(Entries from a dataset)
*-*-*
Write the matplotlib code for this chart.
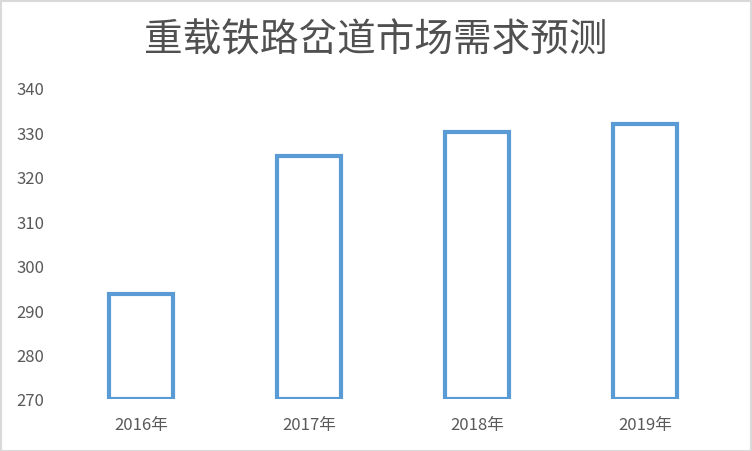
import matplotlib
matplotlib.use("Agg")
import matplotlib.pyplot as plt
from matplotlib.patches import Rectangle

categories = ["2016年", "2017年", "2018年", "2019年"]
values = [293.7, 324.8, 330, 331.8]
yticks = [270, 280, 290, 300, 310, 320, 330, 340]
title = "重载铁路岔道市场需求预测"

plt.rcParams['font.family'] = ['Noto Sans CJK SC', 'DejaVu Sans']

fig = plt.figure(figsize=(7.52, 4.52), dpi=100)
ax = fig.add_axes([57/752, 1 - 400/452, (729-57)/752, (400-89)/452])

x = range(len(categories))
base = yticks[0]
ax.bar(x, [v - base for v in values], bottom=base, width=0.38,
       facecolor='white', edgecolor='#5B9BD5', linewidth=3.0)

ax.set_xlim(-0.5, len(categories) - 0.5)
ax.set_ylim(yticks[0], yticks[-1])
ax.set_yticks(yticks)
ax.set_xticks(list(x))
ax.set_xticklabels(categories)
for s in ax.spines.values():
    s.set_visible(False)
ax.tick_params(axis='both', length=0, colors='#595959', labelsize=12)
ax.tick_params(axis='y', pad=9)
ax.tick_params(axis='x', pad=12)

fig.text(376/752, 1 - 40/452, title, ha='center', va='center',
         fontsize=27.8, color='#505050')

fig.patches.append(Rectangle((0.5/752, 0.5/452), 750/752, 450/452,
                             transform=fig.transFigure, fill=False,
                             edgecolor='#D9D9D9', linewidth=1.5))

fig.savefig("out.png", dpi=100, facecolor='white')
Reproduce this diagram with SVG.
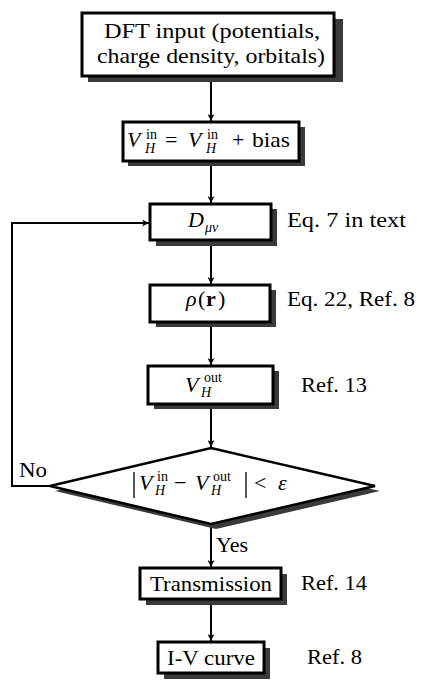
<svg xmlns="http://www.w3.org/2000/svg" width="423" height="686" viewBox="0 0 423 686" font-family="'Liberation Serif', 'DejaVu Serif', serif">
  <style>
    .box { fill: #ffffff; stroke: #000000; stroke-width: 3; }
    .shadow { fill: #3a3a3a; stroke: none; }
    .edge { fill: none; stroke: #000000; stroke-width: 2; }
    .t { font-size: 21px; }
    .m { font-size: 22px; font-style: italic; }
    .up { font-size: 22px; }
    .sup { font-size: 14px; }
    .sub { font-size: 14px; font-style: italic; }
    .note { font-size: 20px; }
  </style>
  <defs>
    <marker id="arrow" viewBox="0 0 10 10" refX="10" refY="5" markerWidth="7" markerHeight="7" orient="auto" markerUnits="userSpaceOnUse">
      <path d="M0,0 L10,5 L0,10 L3,5 Z" fill="#000000"/>
    </marker>
  </defs>

  <rect width="423" height="686" fill="#ffffff"/>

  <!-- connectors -->
  <g id="edges">
    <path class="edge" d="M211,76 L211,121" marker-end="url(#arrow)"/>
    <path class="edge" d="M211,161 L211,203" marker-end="url(#arrow)"/>
    <path class="edge" d="M211,240 L211,284" marker-end="url(#arrow)"/>
    <path class="edge" d="M211,322 L211,365" marker-end="url(#arrow)"/>
    <path class="edge" d="M211,404 L211,447" marker-end="url(#arrow)"/>
    <path class="edge" d="M211,524 L211,567" marker-end="url(#arrow)"/>
    <path class="edge" d="M211,599 L211,641" marker-end="url(#arrow)"/>
    <path class="edge" d="M50,486 L12,486 L12,223 L149,223" marker-end="url(#arrow)"/>
  </g>

  <!-- edge labels -->
  <g id="edge-labels">
    <text class="note" x="19" y="477" textLength="28" lengthAdjust="spacingAndGlyphs">No</text>
    <text class="note" x="216" y="552" textLength="32" lengthAdjust="spacingAndGlyphs">Yes</text>
  </g>

  <!-- DFT input -->
  <g id="n-input">
    <rect class="shadow" x="88" y="19" width="255" height="63"/>
    <rect class="box" x="82" y="13" width="252" height="63"/>
    <text class="t" x="104" y="38" textLength="216" lengthAdjust="spacingAndGlyphs">DFT input (potentials,</text>
    <text class="t" x="97" y="63" textLength="228" lengthAdjust="spacingAndGlyphs">charge density, orbitals)</text>
  </g>

  <!-- bias update -->
  <g id="n-bias">
    <rect class="shadow" x="128" y="127" width="177" height="39"/>
    <rect class="box" x="123" y="122" width="176" height="39"/>
    <text class="m" x="127" y="147">V</text>
    <text class="sup" x="146" y="139">in</text>
    <text class="sub" x="145" y="153">H</text>
    <text class="up" x="165" y="147">=</text>
    <text class="m" x="188" y="147">V</text>
    <text class="sup" x="207" y="139">in</text>
    <text class="sub" x="206" y="153">H</text>
    <text class="up" x="232" y="147">+</text>
    <text class="up" x="252" y="147" textLength="38" lengthAdjust="spacingAndGlyphs">bias</text>
  </g>

  <!-- density matrix -->
  <g id="n-density-matrix">
    <rect class="shadow" x="156" y="209" width="121" height="37"/>
    <rect class="box" x="150" y="204" width="121" height="36"/>
    <text class="m" x="188" y="227">D</text>
    <text class="sub" x="205" y="232">μν</text>
    <text class="note" x="287" y="227" textLength="119" lengthAdjust="spacingAndGlyphs">Eq. 7 in text</text>
  </g>

  <!-- charge density -->
  <g id="n-rho">
    <rect class="shadow" x="156" y="290" width="120" height="37"/>
    <rect class="box" x="150" y="285" width="120" height="37"/>
    <text class="m" x="186" y="306">ρ</text>
    <text class="up" x="198" y="306">(</text>
    <text class="up" x="206" y="306" font-weight="bold">r</text>
    <text class="up" x="218" y="306">)</text>
    <text class="note" x="287" y="306" textLength="128" lengthAdjust="spacingAndGlyphs">Eq. 22, Ref. 8</text>
  </g>

  <!-- output potential -->
  <g id="n-vout">
    <rect class="shadow" x="154" y="371" width="125" height="38"/>
    <rect class="box" x="148" y="366" width="125" height="38"/>
    <text class="m" x="185" y="392">V</text>
    <text class="sup" x="204" y="382">out</text>
    <text class="sub" x="201" y="397">H</text>
    <text class="note" x="301" y="392" textLength="66" lengthAdjust="spacingAndGlyphs">Ref. 13</text>
  </g>

  <!-- convergence test -->
  <g id="n-converged">
    <polygon class="shadow" points="216,453 380,491 216,529 55,491"/>
    <polygon points="211,448 375,486 211,524 50,486" fill="#ffffff" stroke="#000000" stroke-width="2.5"/>
    <path d="M134,472 L134,498 M246,472 L246,498" stroke="#000000" stroke-width="1.3" fill="none"/>
    <text class="m" x="139" y="490">V</text>
    <text class="sup" x="157" y="481">in</text>
    <text class="sub" x="155" y="495">H</text>
    <text class="up" x="174" y="490">−</text>
    <text class="m" x="195" y="490">V</text>
    <text class="sup" x="213" y="481">out</text>
    <text class="sub" x="211" y="495">H</text>
    <text class="up" x="254" y="490">&lt;</text>
    <text class="m" x="278" y="490">ε</text>
  </g>

  <!-- transmission -->
  <g id="n-transmission">
    <rect class="shadow" x="146" y="574" width="141" height="31"/>
    <rect class="box" x="140" y="568" width="141" height="31"/>
    <text class="t" x="150" y="591" textLength="122" lengthAdjust="spacingAndGlyphs">Transmission</text>
    <text class="note" x="301" y="590" textLength="66" lengthAdjust="spacingAndGlyphs">Ref. 14</text>
  </g>

  <!-- I-V curve -->
  <g id="n-iv">
    <rect class="shadow" x="164" y="648" width="106" height="31"/>
    <rect class="box" x="158" y="642" width="106" height="31"/>
    <text class="t" x="167" y="665" textLength="88" lengthAdjust="spacingAndGlyphs">I-V curve</text>
    <text class="note" x="307" y="664" textLength="55" lengthAdjust="spacingAndGlyphs">Ref. 8</text>
  </g>
</svg>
*-*-*
### Your task
Transcribe the opening line of the listing above, please, and every line after it through the line with "from matplotlib.patches import Rectangle", word for word, without pictures.

### Expected answer
Write the matplotlib code for this chart.
import matplotlib
matplotlib.use("Agg")
import matplotlib.pyplot as plt
from matplotlib.patches import Rectangle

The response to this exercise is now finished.